Parcourant les nouvelles, assis dans un café l'autre jour, je tombais encore sur plusieurs articles où il était question des traitements insuffisants reçus par nos doyens dans les maisons d'hébergement et les CHSLD du Québec.

J'avais beau m'en indigner, je ne m'en étonnais pas. Avec une population vieillissante et un effritement continuel de nos investissements en santé, il faut dire que ces infortunes risquent d'arriver de plus en plus. Reste que, sur le coup, cela me fit penser à ma grand-mère ; c'est qu'elle avait été admise deux fois à l'hôpital dernièrement et je commençais à m'en faire pour elle. Cette problématique, sociétale à première vue, était soudainement devenue pour moi beaucoup plus personnelle.

Sans pouvoir me l'expliquer, j'étais donc sorti du café afin d'entamer une errance dans les rues de ma ville. Quelques minutes plus tard, je traversai presque machinalement les portes de l'Hôpital général de Québec, où se trouve une unité de soins de longue durée.

Je marchais dans les corridors d'un pas assuré et on ne me posait pas de questions. On aurait dit que je savais où je m'en allais, mais en vérité je n'en avais aucune idée. J'observais tous ces patients bien ancrés dans leurs lits ou leurs chaises. Certains parlaient ensemble, s'obstinaient ou se racontaient des histoires, d'autres regardaient la télévision. Rien qui sortait de l'ordinaire. Même qu'ils étaient drôles à voir aller.

Il y avait toutefois, à l'angle d'un couloir donnant sur un passage ajouré, cette vieille dame qui ne disait rien et qui restait assise, immobile.

Elle m'avait jeté un regard triste avant de se retourner vers une fenêtre par laquelle on voyait un arbre et quelques voitures passantes. J'eus l'impression un instant qu'elle avait essayé de me sourire et qu'elle en avait été incapable.

Une fois sorti de l'hôpital, la poitrine serrée, je ne pensais plus à autre chose qu'à cette vieille dame et à sa solitude. J'essayais de m'imaginer sa vie ; les temps de bonheur qu'elle avait sans doute passés près d'un lac ou entourée d'une famille s'égayant aux jours de fête. Qui sait combien d'entre eux sont partis à l'heure qu'il est ?

Et voilà que du haut de tout ce vécu hypothétique, elle se retrouvait là, à contempler l'effilement de sa vie à travers un cadre de fenêtre suranné.

Comme si c'était désormais le seul vestige qui lui offrait encore le spectacle d'une humanité en mouvement.

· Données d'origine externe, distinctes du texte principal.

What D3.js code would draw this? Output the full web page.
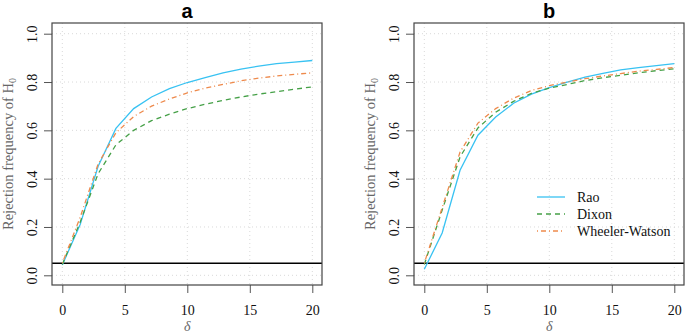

Pendant ce temps, les nouvelles lues au café me revenaient en tête. On nous parle dans les médias de patients agressés, d'autres négligés. Il semblerait que nos CHSLD n'aient pas les moyens de leur fournir plus d'un bain par semaine et qu'ils ne disposent que de 2,17 $ pour chaque repas.

Je songeais à la façon dont notre ministre de la Santé a l'habitude de répondre aux questions que nos journalistes lui posent sur le sujet, n'étant pas sûr, au fond, si ce sont ses arguments ou l'attitude avec laquelle il nous les livre qui me dérangent le plus.

Allez savoir, peut-être faudrait-il utiliser une approche différente dans nos questions à la classe politique. Leur demander par exemple : « Ne croyez-vous pas que la beauté de la vieillesse réside dans sa dignité, et qu'une société doit être bien indigne pour la refuser à celles et ceux qui l'ont mise au monde ? »

Mais à l'heure où tous nos maux sociétaux peuvent être mis sur le dos de la politique, il m'a semblé que nos politiciens sont devenus des proies trop faciles. Sans parler du fait que c'est nous avant tout qui les avons élus ; il se trouve derrière eux une culture de l'insouciance qu'il nous appartient aussi de changer.